[EXERCISE TASK]
Quote the whole listing exactly. Leave the pictures out of your copy.

[SUPPLIED DATA]
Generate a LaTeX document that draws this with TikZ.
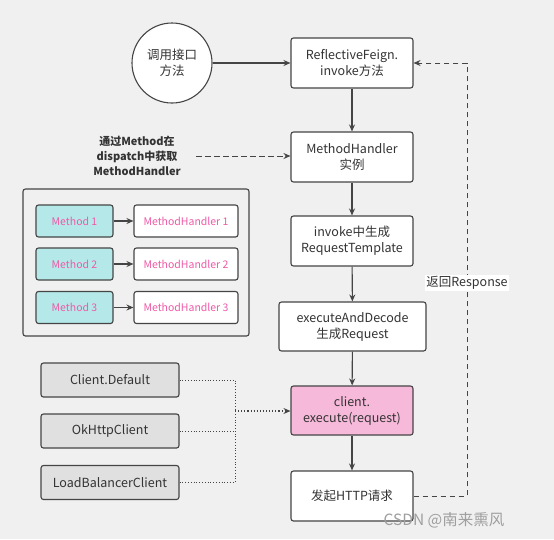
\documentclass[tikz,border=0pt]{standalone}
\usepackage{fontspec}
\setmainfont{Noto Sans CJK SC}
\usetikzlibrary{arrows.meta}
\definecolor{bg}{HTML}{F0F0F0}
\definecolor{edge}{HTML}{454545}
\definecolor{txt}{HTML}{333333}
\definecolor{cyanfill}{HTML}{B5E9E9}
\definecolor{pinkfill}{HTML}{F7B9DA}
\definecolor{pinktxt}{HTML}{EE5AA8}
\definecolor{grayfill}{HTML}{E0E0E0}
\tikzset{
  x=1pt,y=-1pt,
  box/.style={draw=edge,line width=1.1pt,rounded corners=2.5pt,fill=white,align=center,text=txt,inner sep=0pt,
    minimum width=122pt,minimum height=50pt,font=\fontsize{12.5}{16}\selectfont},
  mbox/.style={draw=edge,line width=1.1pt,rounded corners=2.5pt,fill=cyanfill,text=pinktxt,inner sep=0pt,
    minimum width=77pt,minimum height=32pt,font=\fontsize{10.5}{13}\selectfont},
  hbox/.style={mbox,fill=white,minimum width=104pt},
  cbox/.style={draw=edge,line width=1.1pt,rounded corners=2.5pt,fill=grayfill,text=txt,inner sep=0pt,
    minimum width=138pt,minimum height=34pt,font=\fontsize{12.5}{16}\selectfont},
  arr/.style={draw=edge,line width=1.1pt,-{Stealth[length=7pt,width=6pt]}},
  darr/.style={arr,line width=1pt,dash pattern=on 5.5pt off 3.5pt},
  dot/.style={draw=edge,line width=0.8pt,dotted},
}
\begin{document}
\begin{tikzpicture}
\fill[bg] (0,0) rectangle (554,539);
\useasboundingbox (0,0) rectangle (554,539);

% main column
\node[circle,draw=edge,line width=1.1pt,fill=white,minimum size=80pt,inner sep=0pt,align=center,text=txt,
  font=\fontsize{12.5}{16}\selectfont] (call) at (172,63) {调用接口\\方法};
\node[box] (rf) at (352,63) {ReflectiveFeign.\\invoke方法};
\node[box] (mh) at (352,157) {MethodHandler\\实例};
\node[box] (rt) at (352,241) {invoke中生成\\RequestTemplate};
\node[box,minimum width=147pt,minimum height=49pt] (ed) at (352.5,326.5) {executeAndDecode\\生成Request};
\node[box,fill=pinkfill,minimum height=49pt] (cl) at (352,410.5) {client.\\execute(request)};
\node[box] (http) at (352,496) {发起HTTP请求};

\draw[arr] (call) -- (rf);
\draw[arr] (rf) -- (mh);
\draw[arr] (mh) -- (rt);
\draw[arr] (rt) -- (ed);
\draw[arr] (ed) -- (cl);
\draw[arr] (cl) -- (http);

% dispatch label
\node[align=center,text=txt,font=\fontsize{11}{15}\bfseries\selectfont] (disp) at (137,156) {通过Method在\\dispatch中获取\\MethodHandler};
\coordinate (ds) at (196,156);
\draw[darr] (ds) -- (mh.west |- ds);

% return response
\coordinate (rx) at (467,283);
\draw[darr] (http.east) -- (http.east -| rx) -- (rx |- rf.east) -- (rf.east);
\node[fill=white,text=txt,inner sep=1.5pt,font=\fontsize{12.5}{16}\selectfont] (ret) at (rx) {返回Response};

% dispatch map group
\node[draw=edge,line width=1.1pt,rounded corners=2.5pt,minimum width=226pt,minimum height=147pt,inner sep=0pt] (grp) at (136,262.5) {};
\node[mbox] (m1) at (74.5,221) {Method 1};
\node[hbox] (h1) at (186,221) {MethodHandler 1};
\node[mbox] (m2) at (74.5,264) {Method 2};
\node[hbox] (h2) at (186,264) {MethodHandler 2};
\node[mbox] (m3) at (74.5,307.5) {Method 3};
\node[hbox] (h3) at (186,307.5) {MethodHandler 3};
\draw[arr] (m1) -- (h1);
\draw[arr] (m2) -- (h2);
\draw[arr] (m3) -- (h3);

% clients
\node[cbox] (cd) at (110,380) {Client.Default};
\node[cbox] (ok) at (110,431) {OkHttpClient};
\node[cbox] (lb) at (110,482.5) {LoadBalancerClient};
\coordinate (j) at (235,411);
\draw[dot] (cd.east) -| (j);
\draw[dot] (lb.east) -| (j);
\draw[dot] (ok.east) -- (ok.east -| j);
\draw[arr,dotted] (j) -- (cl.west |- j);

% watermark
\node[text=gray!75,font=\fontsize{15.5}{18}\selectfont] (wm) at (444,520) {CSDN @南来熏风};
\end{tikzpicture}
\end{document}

[RESULT OF THIS EXERCISE]
Generate a LaTeX document that draws this with TikZ.
\documentclass[tikz,border=0pt]{standalone}
\usepackage{fontspec}
\setmainfont{Noto Sans CJK SC}
\usetikzlibrary{arrows.meta}
\definecolor{bg}{HTML}{F0F0F0}
\definecolor{edge}{HTML}{454545}
\definecolor{txt}{HTML}{333333}
\definecolor{cyanfill}{HTML}{B5E9E9}
\definecolor{pinkfill}{HTML}{F7B9DA}
\definecolor{pinktxt}{HTML}{EE5AA8}
\definecolor{grayfill}{HTML}{E0E0E0}
\tikzset{
  x=1pt,y=-1pt,
  box/.style={draw=edge,line width=1.1pt,rounded corners=2.5pt,fill=white,align=center,text=txt,inner sep=0pt,
    minimum width=122pt,minimum height=50pt,font=\fontsize{12.5}{16}\selectfont},
  mbox/.style={draw=edge,line width=1.1pt,rounded corners=2.5pt,fill=cyanfill,text=pinktxt,inner sep=0pt,
    minimum width=77pt,minimum height=32pt,font=\fontsize{10.5}{13}\selectfont},
  hbox/.style={mbox,fill=white,minimum width=104pt},
  cbox/.style={draw=edge,line width=1.1pt,rounded corners=2.5pt,fill=grayfill,text=txt,inner sep=0pt,
    minimum width=138pt,minimum height=34pt,font=\fontsize{12.5}{16}\selectfont},
  arr/.style={draw=edge,line width=1.1pt,-{Stealth[length=7pt,width=6pt]}},
  darr/.style={arr,line width=1pt,dash pattern=on 5.5pt off 3.5pt},
  dot/.style={draw=edge,line width=0.8pt,dotted},
}
\begin{document}
\begin{tikzpicture}
\fill[bg] (0,0) rectangle (554,539);
\useasboundingbox (0,0) rectangle (554,539);

% main column
\node[circle,draw=edge,line width=1.1pt,fill=white,minimum size=80pt,inner sep=0pt,align=center,text=txt,
  font=\fontsize{12.5}{16}\selectfont] (call) at (172,63) {调用接口\\方法};
\node[box] (rf) at (352,63) {ReflectiveFeign.\\invoke方法};
\node[box] (mh) at (352,157) {MethodHandler\\实例};
\node[box] (rt) at (352,241) {invoke中生成\\RequestTemplate};
\node[box,minimum width=147pt,minimum height=49pt] (ed) at (352.5,326.5) {executeAndDecode\\生成Request};
\node[box,fill=pinkfill,minimum height=49pt] (cl) at (352,410.5) {client.\\execute(request)};
\node[box] (http) at (352,496) {发起HTTP请求};

\draw[arr] (call) -- (rf);
\draw[arr] (rf) -- (mh);
\draw[arr] (mh) -- (rt);
\draw[arr] (rt) -- (ed);
\draw[arr] (ed) -- (cl);
\draw[arr] (cl) -- (http);

% dispatch label
\node[align=center,text=txt,font=\fontsize{11}{15}\bfseries\selectfont] (disp) at (137,156) {通过Method在\\dispatch中获取\\MethodHandler};
\coordinate (ds) at (196,156);
\draw[darr] (ds) -- (mh.west |- ds);

% return response
\coordinate (rx) at (467,283);
\draw[darr] (http.east) -- (http.east -| rx) -- (rx |- rf.east) -- (rf.east);
\node[fill=white,text=txt,inner sep=1.5pt,font=\fontsize{12.5}{16}\selectfont] (ret) at (rx) {返回Response};

% dispatch map group
\node[draw=edge,line width=1.1pt,rounded corners=2.5pt,minimum width=226pt,minimum height=147pt,inner sep=0pt] (grp) at (136,262.5) {};
\node[mbox] (m1) at (74.5,221) {Method 1};
\node[hbox] (h1) at (186,221) {MethodHandler 1};
\node[mbox] (m2) at (74.5,264) {Method 2};
\node[hbox] (h2) at (186,264) {MethodHandler 2};
\node[mbox] (m3) at (74.5,307.5) {Method 3};
\node[hbox] (h3) at (186,307.5) {MethodHandler 3};
\draw[arr] (m1) -- (h1);
\draw[arr] (m2) -- (h2);
\draw[arr] (m3) -- (h3);

% clients
\node[cbox] (cd) at (110,380) {Client.Default};
\node[cbox] (ok) at (110,431) {OkHttpClient};
\node[cbox] (lb) at (110,482.5) {LoadBalancerClient};
\coordinate (j) at (235,411);
\draw[dot] (cd.east) -| (j);
\draw[dot] (lb.east) -| (j);
\draw[dot] (ok.east) -- (ok.east -| j);
\draw[arr,dotted] (j) -- (cl.west |- j);

% watermark
\node[text=gray!75,font=\fontsize{15.5}{18}\selectfont] (wm) at (444,520) {CSDN @南来熏风};
\end{tikzpicture}
\end{document}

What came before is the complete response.